Why the Utility Solar Market Is Significant

The market for utility-grade solar photovoltaic (PV) technology is important to follow because utility solar installations comprise over 50 percent of the total solar energy market and are instrumental in large-scale solar energy deployment. What distinguishes utility solar installations is that the power is sold to wholesale utility buyers and not retail consumers as with residential solar installation.

Utility Solar Energy Development Grows

There are now 23.9 gigawatts (GW) of utility solar PV in development, which is the highest in history.

To put this in perspective, more utility solar installations were announced in the first nine months of 2018 than were installed in 2014 and 2015 combined. Although demand has certainly grown, the industry has also encountered some hurdles.

Unpredictability in energy policies stalled the utility solar market in 2017 in preparation for anticipated solar tariff and shifting supply. Now that the tariff is in place, there is less uncertainty, although the tariff is moderately driving up project costs. Many solar farm installations were delayed while developers waited for information on the details of the upcoming solar tariff and the related cost implication. Once the tariff was announced at a lower rate than some feared, demand spiked as stalled projects began to move forward.

Global Solar Panel Supply Grows as China Unexpectedly Pulls Subsidies

Solar panel prices have fallen more quickly than anticipated due to China suddenly pulling back renewable energy subsidies in June, resulting in an oversupply of PV modules on the global market. “When the industry talks about China, it’s always about how demand in the region exceeds expectations,” said Jade Jones, a senior solar analyst at GTM Research. “That is not going to be the case anymore.”

The U.S. solar tariff has had only a moderate impact on the solar energy industry, and Q2 2018 prices are at or below the lowest historical solar PV costs.

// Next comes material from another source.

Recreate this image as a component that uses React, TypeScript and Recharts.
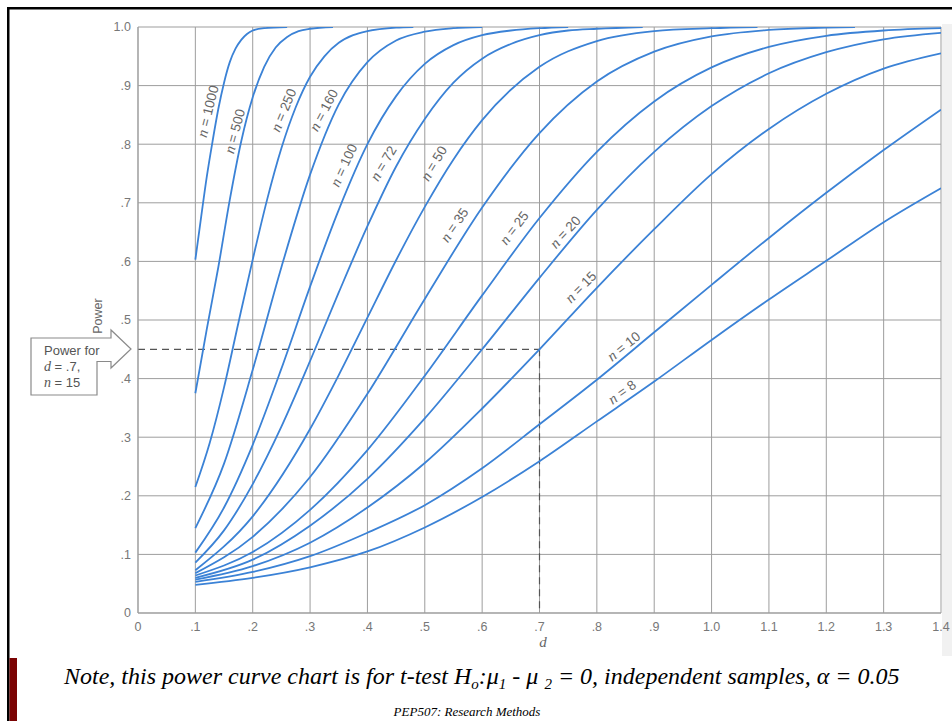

In fact, solar energy prices have fallen by more than 70 percent since 2010, which has fueled significant solar energy deployment and allowed solar energy to compete on cost with natural gas and other forms of new power generation. Wood Mackenzie Power & Renewables lowered its utility PV forecasts for 2018 to 2023 by 8 percent compared to before the tariff was announced, showing that the tariff is likely to hinder falling PV prices but not dramatically.

In other words, solar has some bright days ahead.